How do we value art? As collectors, societies, consumers, students, and even as the creators ourselves, how is it that we translate what value we find in works of art into exchange terms? Working in the fields of fine art exhibition, sales, and handling for many years has kept me perpetually questioning this issue.
In the fine art market, Salvador Dali is notorious for having signed editions of unprinted paper that went to contracted publishers. These individuals, along with Dali’s own staff, often used these sheets in fraudulent ways. This process was aided by the distant working relationship with the artist that developed out of an over-commodification of fine art during Dali’s lifetime. The range of dishonesty is dependent on what one would consider an original work or reproduction by an artist. Some experts estimate that in today’s art market the vast majority of the prints attributed to and purportedly (or even actually) signed by Dali, are fakes.

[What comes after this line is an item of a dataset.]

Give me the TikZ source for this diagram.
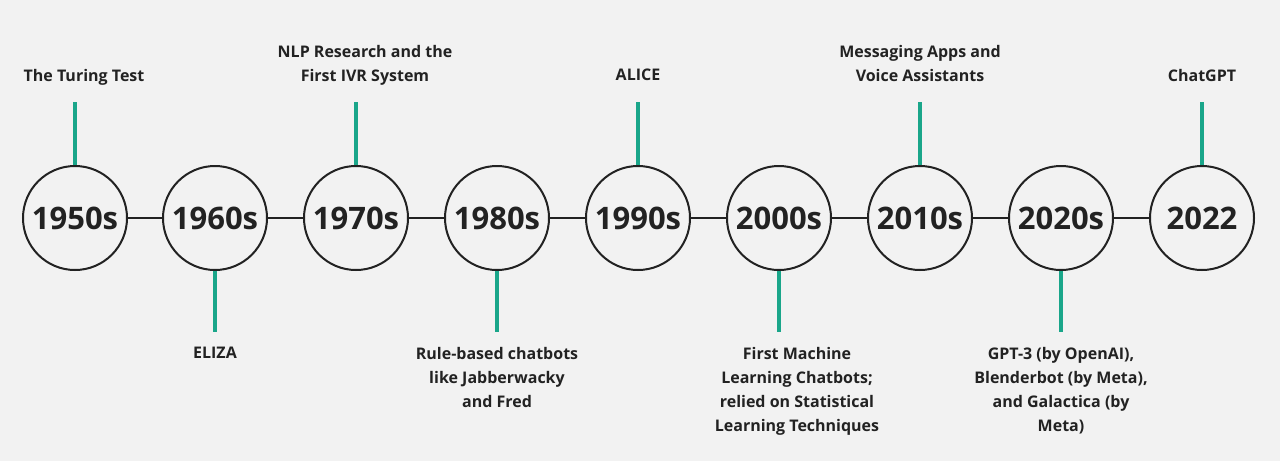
\documentclass[tikz,border=0pt]{standalone}
\usepackage{fontspec}
\setmainfont{Open Sans}
\definecolor{teal1}{HTML}{1AA68A}
\definecolor{bg}{HTML}{F2F2F2}
\definecolor{ink}{HTML}{222222}
\begin{document}
\begin{tikzpicture}[x=1pt,y=-1pt,
  yr/.style={circle,draw=ink,line width=2pt,minimum size=104pt,inner sep=0pt,font=\bfseries\fontsize{31}{34}\selectfont,text=ink},
  tick/.style={draw=teal1,line width=3.5pt},
  lbl/.style={font=\fontsize{16}{24}\selectfont\bfseries,text=ink,align=center,anchor=north,inner sep=0pt},
  link/.style={draw=ink,line width=1.6pt}]
\fill[bg] (0,0) rectangle (1280,461);
\useasboundingbox (0,0) rectangle (1280,461);
\foreach \n/\x/\t in {a/75/1950s,b/215/1960s,c/356/1970s,d/497/1980s,e/638/1990s,f/779/2000s,g/920/2010s,h/1061/2020s,i/1202/2022}
  \node[yr] (\n) at (\x,218) {\t};
\foreach \p/\q in {a/b,b/c,c/d,d/e,e/f,f/g,g/h,h/i} \draw[link] (\p) -- (\q);
\foreach \n/\x in {a/75,c/356,e/638,g/920,i/1202}{
  \coordinate (t\n) at (\x,102);
  \draw[tick] (t\n) -- (\n.north);}
\foreach \n/\x in {b/215,d/497,f/779,h/1061}{
  \coordinate (b\n) at (\x,332);
  \draw[tick] (\n.south) -- (b\n);}
\node[lbl] (la) at (84,69) {The Turing Test};
\node[lbl] (lc) at (365,45) {NLP Research and the\\First IVR System};
\node[lbl] (le) at (638,69) {ALICE};
\node[lbl] (lg) at (920,45) {Messaging Apps and\\Voice Assistants};
\node[lbl] (li) at (1202,69) {ChatGPT};
\node[lbl] (lb) at (215,347) {ELIZA};
\node[lbl] (ld) at (497,347) {Rule-based chatbots\\like Jabberwacky\\and Fred};
\node[lbl] (lf) at (797,347) {First Machine\\Learning Chatbots;\\relied on Statistical\\Learning Techniques};
\node[lbl] (lh) at (1061,347) {GPT-3 (by OpenAI),\\Blenderbot (by Meta),\\and Galactica (by\\Meta)};
\end{tikzpicture}
\end{document}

Palimpsest’s title invited one to work with the artists on a pre-approved collaboration. It consisted of an edition of one hundred sheets of Arches Cover rag paper; signed and numbered, but otherwise blank. Its signature and low price offered a rock-bottom investment opportunity for those who feel the artist's work had upward potential. Finally, the sheets could be seen simply as purely raw materials for artists to use, with the only hurdle being the moral issue of whether one has the right to exploit another person's artwork as the raw materials for their own creation.
The individual sheets were available on a sliding scale that attempted to act as a gauge of the public’s perception of the art/artist's value. The sliding scale started at 75% of local market price and went up at the purchaser’s discretion. Framed versions were available on the same basis of valuation.